# Provided records start
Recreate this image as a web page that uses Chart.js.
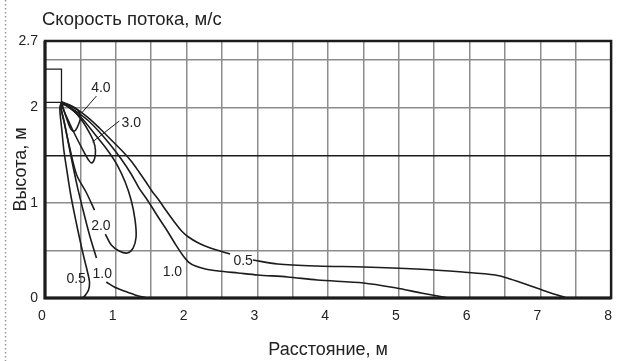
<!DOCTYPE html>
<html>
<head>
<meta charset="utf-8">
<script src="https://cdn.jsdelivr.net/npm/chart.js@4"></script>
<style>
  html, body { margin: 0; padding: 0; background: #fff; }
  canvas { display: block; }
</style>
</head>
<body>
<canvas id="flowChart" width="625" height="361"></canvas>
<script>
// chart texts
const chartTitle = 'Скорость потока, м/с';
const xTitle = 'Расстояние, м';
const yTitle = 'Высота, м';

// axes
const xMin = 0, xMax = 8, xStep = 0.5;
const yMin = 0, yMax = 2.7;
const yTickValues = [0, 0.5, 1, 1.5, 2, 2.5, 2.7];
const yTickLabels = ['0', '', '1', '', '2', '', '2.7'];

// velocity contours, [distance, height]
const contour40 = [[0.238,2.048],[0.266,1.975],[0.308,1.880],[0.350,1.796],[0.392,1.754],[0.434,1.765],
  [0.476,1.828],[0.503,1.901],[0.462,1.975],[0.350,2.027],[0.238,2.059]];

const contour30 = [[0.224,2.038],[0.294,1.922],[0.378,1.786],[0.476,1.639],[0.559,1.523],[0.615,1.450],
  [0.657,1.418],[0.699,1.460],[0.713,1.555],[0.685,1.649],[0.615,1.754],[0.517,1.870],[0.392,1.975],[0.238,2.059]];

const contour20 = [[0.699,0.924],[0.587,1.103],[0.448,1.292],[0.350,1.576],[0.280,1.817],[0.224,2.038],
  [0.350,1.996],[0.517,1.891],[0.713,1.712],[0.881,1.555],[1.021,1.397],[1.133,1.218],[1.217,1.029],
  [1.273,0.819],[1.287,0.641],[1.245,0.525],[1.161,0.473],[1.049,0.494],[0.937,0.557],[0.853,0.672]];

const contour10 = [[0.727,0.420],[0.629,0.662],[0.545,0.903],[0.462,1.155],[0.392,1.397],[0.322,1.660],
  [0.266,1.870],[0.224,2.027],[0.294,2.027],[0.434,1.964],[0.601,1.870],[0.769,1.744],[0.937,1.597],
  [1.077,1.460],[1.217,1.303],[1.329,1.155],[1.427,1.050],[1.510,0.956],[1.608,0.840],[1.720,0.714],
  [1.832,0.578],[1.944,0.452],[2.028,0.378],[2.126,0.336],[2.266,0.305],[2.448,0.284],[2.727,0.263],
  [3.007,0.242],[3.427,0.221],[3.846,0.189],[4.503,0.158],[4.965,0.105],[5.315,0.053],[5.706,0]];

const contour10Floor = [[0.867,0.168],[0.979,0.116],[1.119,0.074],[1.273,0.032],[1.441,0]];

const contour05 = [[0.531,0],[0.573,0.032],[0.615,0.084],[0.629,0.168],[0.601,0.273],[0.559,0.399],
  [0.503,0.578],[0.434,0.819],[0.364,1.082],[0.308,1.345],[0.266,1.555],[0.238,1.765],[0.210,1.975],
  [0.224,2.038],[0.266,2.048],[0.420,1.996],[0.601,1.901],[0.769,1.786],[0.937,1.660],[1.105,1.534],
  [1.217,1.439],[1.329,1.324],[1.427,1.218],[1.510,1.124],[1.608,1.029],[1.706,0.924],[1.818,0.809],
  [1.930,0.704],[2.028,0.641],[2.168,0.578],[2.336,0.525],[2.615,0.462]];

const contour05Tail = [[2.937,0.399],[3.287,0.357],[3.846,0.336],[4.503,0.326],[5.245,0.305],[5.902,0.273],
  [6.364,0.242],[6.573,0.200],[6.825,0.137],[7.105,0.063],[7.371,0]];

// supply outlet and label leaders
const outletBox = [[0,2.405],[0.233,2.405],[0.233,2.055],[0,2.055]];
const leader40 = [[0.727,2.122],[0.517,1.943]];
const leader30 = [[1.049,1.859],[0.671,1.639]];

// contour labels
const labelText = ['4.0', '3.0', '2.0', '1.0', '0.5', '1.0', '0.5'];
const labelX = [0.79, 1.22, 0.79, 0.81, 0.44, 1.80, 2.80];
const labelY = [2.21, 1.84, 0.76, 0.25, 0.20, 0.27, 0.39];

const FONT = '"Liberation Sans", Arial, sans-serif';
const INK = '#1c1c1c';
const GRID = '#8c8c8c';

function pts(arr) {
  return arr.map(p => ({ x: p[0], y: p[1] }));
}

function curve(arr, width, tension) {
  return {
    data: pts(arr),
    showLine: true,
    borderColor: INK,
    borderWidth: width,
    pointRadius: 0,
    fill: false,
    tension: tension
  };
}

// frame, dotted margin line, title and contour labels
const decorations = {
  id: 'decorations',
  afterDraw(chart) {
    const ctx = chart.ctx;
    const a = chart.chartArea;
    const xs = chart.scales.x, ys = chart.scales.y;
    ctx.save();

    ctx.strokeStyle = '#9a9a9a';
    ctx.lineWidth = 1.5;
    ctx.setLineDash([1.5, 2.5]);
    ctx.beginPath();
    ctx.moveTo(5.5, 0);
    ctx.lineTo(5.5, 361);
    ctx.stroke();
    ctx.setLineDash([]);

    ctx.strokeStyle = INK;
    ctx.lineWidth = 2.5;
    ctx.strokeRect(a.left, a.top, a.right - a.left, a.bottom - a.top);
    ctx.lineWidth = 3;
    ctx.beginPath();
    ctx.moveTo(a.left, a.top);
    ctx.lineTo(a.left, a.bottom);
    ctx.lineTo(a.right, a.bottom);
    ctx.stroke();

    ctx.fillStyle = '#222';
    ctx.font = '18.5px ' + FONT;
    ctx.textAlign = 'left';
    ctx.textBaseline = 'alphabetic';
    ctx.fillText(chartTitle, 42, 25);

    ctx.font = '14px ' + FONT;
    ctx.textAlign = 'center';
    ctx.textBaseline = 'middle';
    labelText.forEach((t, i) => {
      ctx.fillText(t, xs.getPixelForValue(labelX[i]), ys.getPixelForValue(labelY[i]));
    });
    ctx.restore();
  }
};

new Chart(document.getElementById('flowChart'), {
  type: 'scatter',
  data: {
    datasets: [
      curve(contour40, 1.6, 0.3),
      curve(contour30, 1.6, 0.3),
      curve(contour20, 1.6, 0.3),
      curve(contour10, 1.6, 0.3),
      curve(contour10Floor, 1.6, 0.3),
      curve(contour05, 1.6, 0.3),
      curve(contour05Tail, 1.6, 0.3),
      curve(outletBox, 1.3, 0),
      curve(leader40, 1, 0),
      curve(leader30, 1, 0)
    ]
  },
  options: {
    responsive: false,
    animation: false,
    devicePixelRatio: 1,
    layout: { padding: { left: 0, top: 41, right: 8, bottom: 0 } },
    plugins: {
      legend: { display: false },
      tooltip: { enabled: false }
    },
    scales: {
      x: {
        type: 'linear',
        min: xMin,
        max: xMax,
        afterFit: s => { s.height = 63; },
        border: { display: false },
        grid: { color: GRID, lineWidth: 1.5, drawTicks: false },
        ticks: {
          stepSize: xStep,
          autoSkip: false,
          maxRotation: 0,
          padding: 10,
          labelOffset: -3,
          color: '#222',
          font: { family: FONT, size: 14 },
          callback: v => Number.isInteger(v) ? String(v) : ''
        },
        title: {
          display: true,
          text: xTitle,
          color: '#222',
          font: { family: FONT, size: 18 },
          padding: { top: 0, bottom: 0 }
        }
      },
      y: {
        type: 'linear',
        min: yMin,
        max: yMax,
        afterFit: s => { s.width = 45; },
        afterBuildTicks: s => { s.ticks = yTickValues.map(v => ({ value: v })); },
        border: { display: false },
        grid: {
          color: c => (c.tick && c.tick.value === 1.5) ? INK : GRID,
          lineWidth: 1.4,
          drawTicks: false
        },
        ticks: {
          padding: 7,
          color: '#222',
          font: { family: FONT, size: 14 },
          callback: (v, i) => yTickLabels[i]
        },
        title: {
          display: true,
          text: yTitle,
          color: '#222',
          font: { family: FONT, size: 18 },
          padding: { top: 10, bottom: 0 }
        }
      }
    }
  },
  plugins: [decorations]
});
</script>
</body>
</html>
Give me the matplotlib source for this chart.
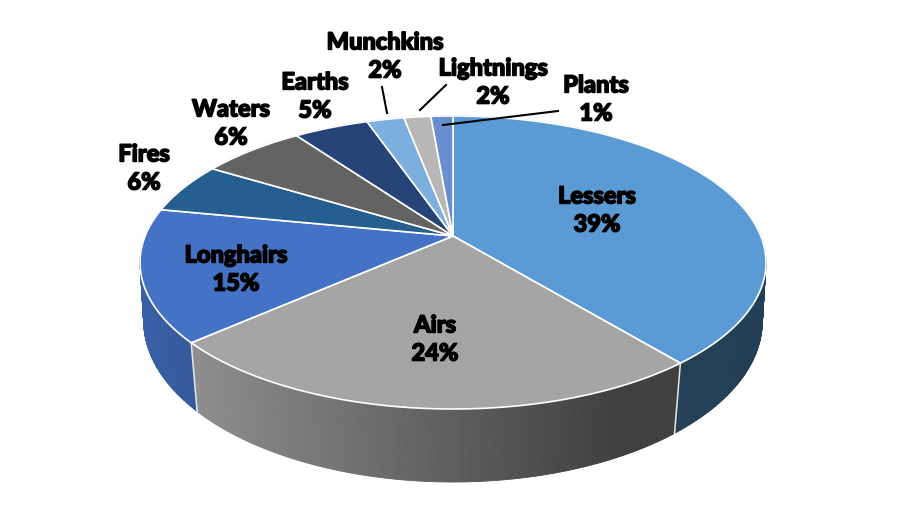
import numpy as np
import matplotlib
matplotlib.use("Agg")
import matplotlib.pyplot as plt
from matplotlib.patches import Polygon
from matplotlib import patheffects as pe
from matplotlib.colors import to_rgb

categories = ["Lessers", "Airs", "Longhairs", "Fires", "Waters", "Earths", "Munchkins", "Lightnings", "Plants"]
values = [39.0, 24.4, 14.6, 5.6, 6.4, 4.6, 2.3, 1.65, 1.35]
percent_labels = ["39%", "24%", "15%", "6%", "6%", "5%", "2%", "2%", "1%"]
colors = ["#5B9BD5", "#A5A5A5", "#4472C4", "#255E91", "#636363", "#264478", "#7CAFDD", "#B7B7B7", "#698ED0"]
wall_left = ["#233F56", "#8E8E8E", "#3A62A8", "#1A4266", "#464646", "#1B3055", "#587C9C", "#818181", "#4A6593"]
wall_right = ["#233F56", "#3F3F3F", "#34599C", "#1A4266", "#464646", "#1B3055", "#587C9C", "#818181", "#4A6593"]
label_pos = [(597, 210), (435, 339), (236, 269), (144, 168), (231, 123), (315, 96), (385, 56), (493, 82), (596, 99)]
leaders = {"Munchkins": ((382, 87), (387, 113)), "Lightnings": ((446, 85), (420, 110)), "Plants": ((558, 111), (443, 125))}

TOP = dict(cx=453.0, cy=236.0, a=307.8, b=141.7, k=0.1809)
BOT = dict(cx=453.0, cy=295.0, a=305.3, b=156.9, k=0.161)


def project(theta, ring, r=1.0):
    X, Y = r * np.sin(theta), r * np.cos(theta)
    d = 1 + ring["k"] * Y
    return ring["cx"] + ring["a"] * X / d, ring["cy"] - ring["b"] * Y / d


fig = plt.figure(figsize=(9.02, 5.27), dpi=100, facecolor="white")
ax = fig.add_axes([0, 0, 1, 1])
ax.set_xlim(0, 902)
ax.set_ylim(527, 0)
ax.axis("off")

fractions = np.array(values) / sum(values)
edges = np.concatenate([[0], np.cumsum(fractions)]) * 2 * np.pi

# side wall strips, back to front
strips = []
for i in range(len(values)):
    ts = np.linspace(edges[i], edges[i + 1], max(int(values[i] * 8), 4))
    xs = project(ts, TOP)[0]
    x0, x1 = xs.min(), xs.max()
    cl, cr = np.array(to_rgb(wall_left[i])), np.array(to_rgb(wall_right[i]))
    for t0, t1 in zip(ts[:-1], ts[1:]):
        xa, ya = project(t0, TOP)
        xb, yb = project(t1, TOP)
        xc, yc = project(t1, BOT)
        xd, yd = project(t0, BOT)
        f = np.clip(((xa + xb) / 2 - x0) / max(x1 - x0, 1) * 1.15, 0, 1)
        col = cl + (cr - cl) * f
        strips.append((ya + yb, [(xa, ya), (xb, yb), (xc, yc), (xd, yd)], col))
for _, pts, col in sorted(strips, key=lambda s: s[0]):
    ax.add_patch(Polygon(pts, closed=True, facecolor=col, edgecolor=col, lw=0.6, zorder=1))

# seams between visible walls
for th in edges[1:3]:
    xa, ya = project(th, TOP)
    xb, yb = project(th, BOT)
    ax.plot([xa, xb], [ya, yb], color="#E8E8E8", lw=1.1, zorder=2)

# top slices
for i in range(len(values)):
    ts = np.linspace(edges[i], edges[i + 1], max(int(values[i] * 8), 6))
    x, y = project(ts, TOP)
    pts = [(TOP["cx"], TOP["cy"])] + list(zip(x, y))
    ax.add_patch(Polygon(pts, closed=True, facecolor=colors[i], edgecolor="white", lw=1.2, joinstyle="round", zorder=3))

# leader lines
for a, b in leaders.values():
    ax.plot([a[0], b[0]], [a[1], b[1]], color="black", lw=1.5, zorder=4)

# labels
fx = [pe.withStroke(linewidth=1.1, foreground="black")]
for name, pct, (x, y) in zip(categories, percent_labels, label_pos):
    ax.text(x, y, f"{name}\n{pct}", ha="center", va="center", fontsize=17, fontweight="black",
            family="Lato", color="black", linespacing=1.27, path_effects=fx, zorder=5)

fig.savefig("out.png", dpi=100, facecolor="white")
# Provided records end
Exercise:
Repeat only what lies between the start of the data and the end of the line containing "const yTickLabels = ['0', '', '1', '', '2', '', '2.7'];", exactly, with pictures left out.

Exercise output:
Recreate this image as a web page that uses Chart.js.
<!DOCTYPE html>
<html>
<head>
<meta charset="utf-8">
<script src="https://cdn.jsdelivr.net/npm/chart.js@4"></script>
<style>
  html, body { margin: 0; padding: 0; background: #fff; }
  canvas { display: block; }
</style>
</head>
<body>
<canvas id="flowChart" width="625" height="361"></canvas>
<script>
// chart texts
const chartTitle = 'Скорость потока, м/с';
const xTitle = 'Расстояние, м';
const yTitle = 'Высота, м';

// axes
const xMin = 0, xMax = 8, xStep = 0.5;
const yMin = 0, yMax = 2.7;
const yTickValues = [0, 0.5, 1, 1.5, 2, 2.5, 2.7];
const yTickLabels = ['0', '', '1', '', '2', '', '2.7'];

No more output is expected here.